Can I use this calculator for gases other than air?
Yes, but you must input the correct density for your specific gas at the operating conditions. The calculator uses the density value you provide, so for gases like natural gas (ρ ≈ 0.045 lb/ft³) or nitrogen (ρ ≈ 0.0725 lb/ft³), simply adjust the density input. For gas mixtures, use the weighted average density based on composition.
What are the limitations of orifice plate flow measurement?
Key limitations include:
- Permanent pressure loss (typically 40-70% of the differential pressure)
- Sensitivity to upstream flow disturbances
- Edge wear over time affecting accuracy
- Limited turndown ratio (typically 4:1)
- Potential for condensation or particulate buildup in certain applications
For applications requiring wider turndown or lower pressure loss, consider alternatives like vortex meters or ultrasonic flow meters.
How do I calculate the uncertainty of my orifice flow measurement?
Measurement uncertainty is calculated using the root-sum-square method considering:
- Orifice diameter tolerance (±0.05% to ±0.1%)
- Pressure measurement accuracy (±0.1% to ±0.5% of span)
- Density uncertainty (±0.2% to ±1%)
- Discharge coefficient uncertainty (±0.5% to ±1.5%)
- Expansibility factor uncertainty for compressible flows (±0.2% to ±0.5%)
For a well-maintained system with quality instruments, total uncertainty is typically ±1.0% to ±2.0% of reading.
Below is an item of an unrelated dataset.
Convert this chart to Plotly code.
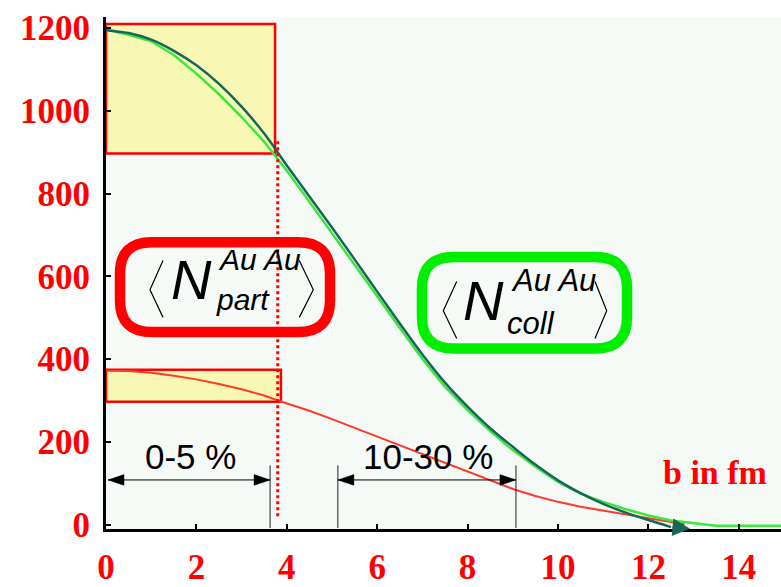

Refer to NIST Guidelines for detailed uncertainty analysis procedures.
What safety considerations apply when working with orifice plates in high-pressure systems?
Critical safety practices include:
- Always depressurize the system before removing or installing orifice plates
- Use proper gaskets rated for the system pressure and temperature
- Install pressure relief valves in impulse lines to prevent overpressure
- Regularly inspect for erosion, especially in abrasive service
- Follow lockout/tagout procedures during maintenance
- Use differential pressure transmitters with appropriate pressure ratings
For systems above 150 psi or with hazardous gases, consult OSHA Process Safety Management standards for additional requirements.